Exercise requirements:
Copy exactly, and only, the lines between the line holding "What React, TypeScript" and the line holding "Chart.register(...registerables);", inclusive; skip the pictures.

Given entries:
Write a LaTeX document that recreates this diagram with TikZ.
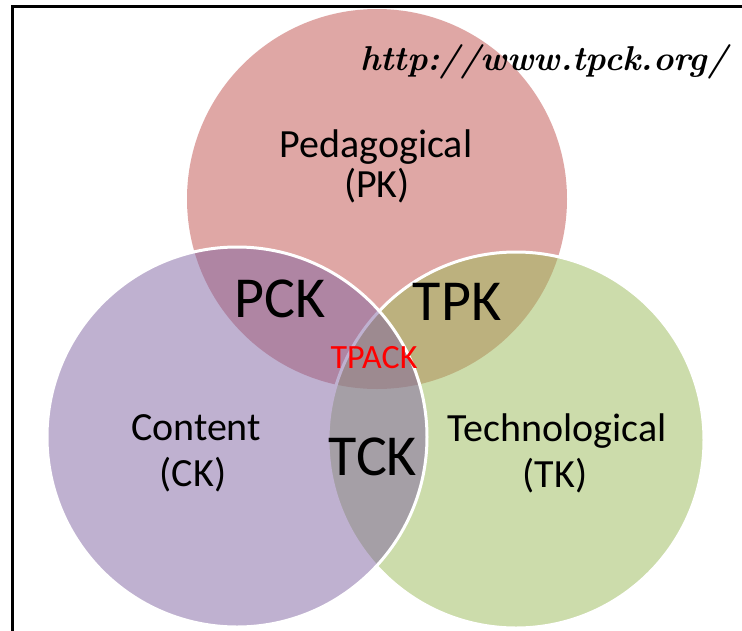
\documentclass[tikz,border=0pt]{standalone}
\usepackage{fontspec}
\setmainfont{Carlito}
\newfontfamily\urlfont{Latin Modern Roman}
\definecolor{ored}{HTML}{C0504D}
\definecolor{ogreen}{HTML}{9BBB59}
\definecolor{opurple}{HTML}{8064A2}
\begin{document}
\begin{tikzpicture}[x=1pt,y=-1pt,
  circ/.style={fill opacity=0.5, draw=white, draw opacity=1, line width=3pt},
  lbl/.style={font=\fontsize{40}{44}\selectfont, text=black, anchor=base, inner sep=0pt},
  big/.style={font=\fontsize{58}{60}\selectfont, text=black, anchor=base, inner sep=0pt},
  core/.style={font=\fontsize{34}{36}\selectfont, text=red, anchor=base, inner sep=0pt},
  frame/.style={draw=black, line width=3pt}]
\useasboundingbox (0,0) rectangle (742,630);
\fill[white] (0,0) rectangle (742,630);
% circles
\path[fill=ored, fill opacity=0.5] (377,199) circle (190);
\path[circ, fill=ogreen] (516,440) circle (188);
\path[circ, fill=opurple] (237,437) circle (190);
% frame (top and left only, picture is cropped)
\coordinate (ftl) at (12,6);
\coordinate (ftr) at (745,6);
\coordinate (fbl) at (12,633);
\draw[frame] (ftr) -- (ftl) -- (fbl);
% labels
\node[lbl] (ped) at (376,157) {Pedagogical};
\node[lbl] (pk) at (377,197) {(PK)};
\node[lbl] (con) at (196,440) {Content};
\node[lbl] (ck) at (193,486) {(CK)};
\node[lbl] (tech) at (557,441) {Technological};
\node[lbl] (tk) at (555,487) {(TK)};
\node[big] (pck) at (280,317) {PCK};
\node[big] (tpk) at (457,320) {TPK};
\node[big] (tck) at (373,475) {TCK};
\node[core] (tpack) at (374,368) {TPACK};
\node[font=\urlfont\bfseries\itshape\fontsize{34.5}{40}\selectfont, anchor=base west, inner sep=0pt] (url) at (360,70) {http://www.tpck.org/};
\end{tikzpicture}
\end{document}
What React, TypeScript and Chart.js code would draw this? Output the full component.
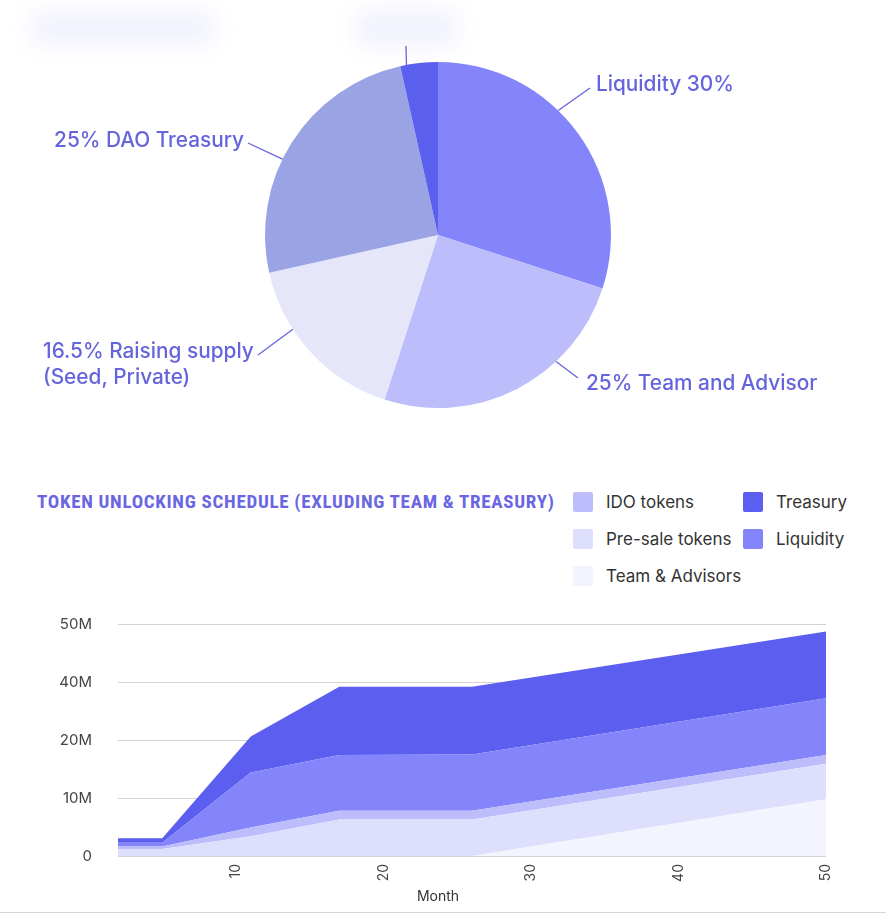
import React, { useEffect, useRef } from "react";
import { Chart, registerables } from "chart.js";

Chart.register(...registerables);

// Token allocation, percent of total supply
const allocationNames = ["Liquidity", "Team and Advisor", "Raising supply (Seed, Private)", "DAO Treasury", "IDO"];
const allocationShares = [30, 25, 16.5, 25, 3.5];
const allocationColors = ["#8585fb", "#bdbdfc", "#e6e6fb", "#9aa3e4", "#5b5fee"];

// Unlocking schedule (values in millions of tokens)
const months = [2, 5, 11, 17, 26, 50];
const teamAdvisors = [0, 0, 0, 0, 0, 9.8];
const presaleTokens = [1.2, 1.2, 3.4, 6.3, 6.3, 6.1];
const idoTokens = [0.45, 0.45, 1.5, 1.5, 1.5, 1.5];
const liquidity = [0.65, 0.65, 9.5, 9.6, 9.7, 9.8];
const treasury = [0.75, 0.75, 6.2, 11.8, 11.7, 11.5];

const monthTicks = [10, 20, 30, 40, 50];
const valueTickLabels = ["0", "10M", "20M", "40M", "50M"];

const seriesNames = ["Team & Advisors", "Pre-sale tokens", "IDO tokens", "Liquidity", "Treasury"];
const seriesValues = [teamAdvisors, presaleTokens, idoTokens, liquidity, treasury];
const seriesColors = ["#f4f4fe", "#dedefd", "#bdbdfb", "#8585fb", "#5b5eee"];
// legend reading order: two columns, row by row
const legendOrder = [2, 4, 1, 3, 0];

const LABEL_FONT = '500 20.8px Inter, "Noto Sans", sans-serif';
const LABEL_COLOR = "#6664dc";

// callouts around the pie: leader leaves the rim at `angle` (deg, clockwise from 12 o'clock)
const pieCallouts = [
  { angle: 44, end: [590, 88], lines: ["Liquidity 30%"], x: 596, y: 85, align: "left" },
  { angle: 137, end: [578, 378], lines: ["25% Team and Advisor"], x: 586, y: 384, align: "left" },
  { angle: 237, end: [258, 355], lines: ["16.5% Raising supply", "(Seed, Private)"], x: 43, y: 352, align: "left" },
  { angle: 296, end: [248, 143], lines: ["25% DAO Treasury"], x: 244, y: 141, align: "right" },
  { angle: 349.5, end: [406, 46], lines: [], x: 0, y: 0, align: "left" },
];

const calloutPlugin = {
  id: "pieCallouts",
  afterDraw(chart: any) {
    const arc = chart.getDatasetMeta(0).data[0];
    if (!arc) return;
    const { x: cx, y: cy, outerRadius: r } = arc;
    const ctx = chart.ctx;
    ctx.save();
    ctx.strokeStyle = LABEL_COLOR;
    ctx.lineWidth = 1.3;
    ctx.fillStyle = LABEL_COLOR;
    ctx.font = LABEL_FONT;
    ctx.textBaseline = "middle";
    for (const c of pieCallouts) {
      const a = (c.angle * Math.PI) / 180;
      const sx = cx + r * Math.sin(a);
      const sy = cy - r * Math.cos(a);
      ctx.beginPath();
      ctx.moveTo(sx, sy);
      ctx.lineTo(c.end[0], c.end[1]);
      ctx.stroke();
      ctx.textAlign = c.align;
      c.lines.forEach((t, i) => ctx.fillText(t, c.x, c.y + i * 26));
    }
    ctx.restore();
  },
};

const monthTitlePlugin = {
  id: "monthTitle",
  afterDraw(chart: any) {
    const ctx = chart.ctx;
    ctx.save();
    ctx.font = '14px Inter, "Noto Sans", sans-serif';
    ctx.fillStyle = "#333";
    ctx.textAlign = "center";
    ctx.textBaseline = "middle";
    ctx.fillText("Month", chart.width / 2, chart.chartArea.bottom + 41);
    ctx.restore();
  },
};

export default function App() {
  const pieRef = useRef<HTMLCanvasElement>(null);
  const areaRef = useRef<HTMLCanvasElement>(null);

  useEffect(() => {
    const pie = new Chart(pieRef.current!, {
      type: "pie",
      data: {
        labels: allocationNames,
        datasets: [
          {
            data: allocationShares,
            backgroundColor: allocationColors,
            borderWidth: 0,
          },
        ],
      },
      options: {
        responsive: false,
        animation: false,
        events: [],
        layout: { padding: { left: 265, right: 275, top: 62, bottom: 32 } },
        plugins: { legend: { display: false }, tooltip: { enabled: false } },
      },
      plugins: [calloutPlugin],
    } as any);

    const tickFont = { family: 'Inter, "Noto Sans", sans-serif', size: 14 };
    const area = new Chart(areaRef.current!, {
      type: "line",
      data: {
        datasets: seriesNames.map((name, i) => ({
          label: name,
          data: months.map((m, j) => ({ x: m, y: seriesValues[i][j] })),
          backgroundColor: seriesColors[i],
          borderColor: seriesColors[i],
          borderWidth: 0,
          pointRadius: 0,
          tension: 0,
          fill: i === 0 ? "origin" : "-1",
        })),
      },
      options: {
        responsive: false,
        animation: false,
        events: [],
        layout: { padding: { top: 0, right: 50, left: 0, bottom: 0 } },
        plugins: { legend: { display: false }, tooltip: { enabled: false } },
        scales: {
          x: {
            type: "linear",
            min: 2,
            max: 50,
            grid: { display: false, drawTicks: false },
            border: { display: false },
            afterBuildTicks: (s: any) => {
              s.ticks = monthTicks.map((v) => ({ value: v }));
            },
            afterFit: (s: any) => {
              s.height = 60;
            },
            ticks: {
              minRotation: 90,
              maxRotation: 90,
              padding: 8,
              font: tickFont,
              color: "#444",
            },
          },
          y: {
            stacked: true,
            min: 0,
            max: 40,
            grid: { color: "#d4d4d4", drawTicks: false },
            border: { display: false },
            afterFit: (s: any) => {
              s.width = 118;
            },
            ticks: {
              stepSize: 10,
              padding: 26,
              font: { ...tickFont, size: 15 },
              color: "#444",
              callback: (_v: any, i: number) => valueTickLabels[i],
            },
          },
        },
      },
      plugins: [monthTitlePlugin],
    } as any);

    return () => {
      pie.destroy();
      area.destroy();
    };
  }, []);

  const blob = (left: number, top: number, w: number, h: number): React.CSSProperties => ({
    position: "absolute",
    left,
    top,
    width: w,
    height: h,
    borderRadius: h / 2,
    background: "rgba(228,228,252,0.45)",
    filter: "blur(10px)",
  });

  return (
    <div
      style={{
        position: "absolute",
        left: 0,
        top: 0,
        width: 886,
        height: 916,
        background: "#fff",
        overflow: "hidden",
        fontFamily: 'Inter, "Noto Sans", sans-serif',
      }}
    >
      <div style={blob(28, 10, 190, 36)} />
      <div style={blob(352, 8, 108, 40)} />
      <canvas
        ref={pieRef}
        width={886}
        height={440}
        style={{ position: "absolute", left: 0, top: 0, width: 886, height: 440 }}
      />
      <div
        style={{
          position: "absolute",
          left: 37,
          top: 490,
          height: 24,
          lineHeight: "24px",
          whiteSpace: "nowrap",
          fontFamily: '"Roboto Condensed", "Liberation Sans Narrow", Roboto, sans-serif',
          fontWeight: 700,
          fontSize: 19,
          letterSpacing: 0.7,
          color: "#6a66e3",
        }}
      >
        TOKEN UNLOCKING SCHEDULE (EXLUDING TEAM &amp; TREASURY)
      </div>
      <div
        style={{
          position: "absolute",
          left: 573,
          top: 483,
          display: "grid",
          gridTemplateColumns: "170px auto",
          gridAutoRows: "37px",
        }}
      >
        {legendOrder.map((k) => (
          <div key={k} style={{ display: "flex", alignItems: "center", whiteSpace: "nowrap" }}>
            <span
              style={{
                display: "inline-block",
                width: 20,
                height: 20,
                borderRadius: 2,
                background: seriesColors[k],
                marginRight: 13,
              }}
            />
            <span style={{ fontSize: 17, color: "#333" }}>{seriesNames[k]}</span>
          </div>
        ))}
      </div>
      <canvas
        ref={areaRef}
        width={876}
        height={327}
        style={{ position: "absolute", left: 0, top: 589, width: 876, height: 327 }}
      />
      <div style={{ position: "absolute", left: 0, top: 912, width: 886, height: 1, background: "#d6d6d6" }} />
    </div>
  );
}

Response to this exercise:
What React, TypeScript and Chart.js code would draw this? Output the full component.
import React, { useEffect, useRef } from "react";
import { Chart, registerables } from "chart.js";

Chart.register(...registerables);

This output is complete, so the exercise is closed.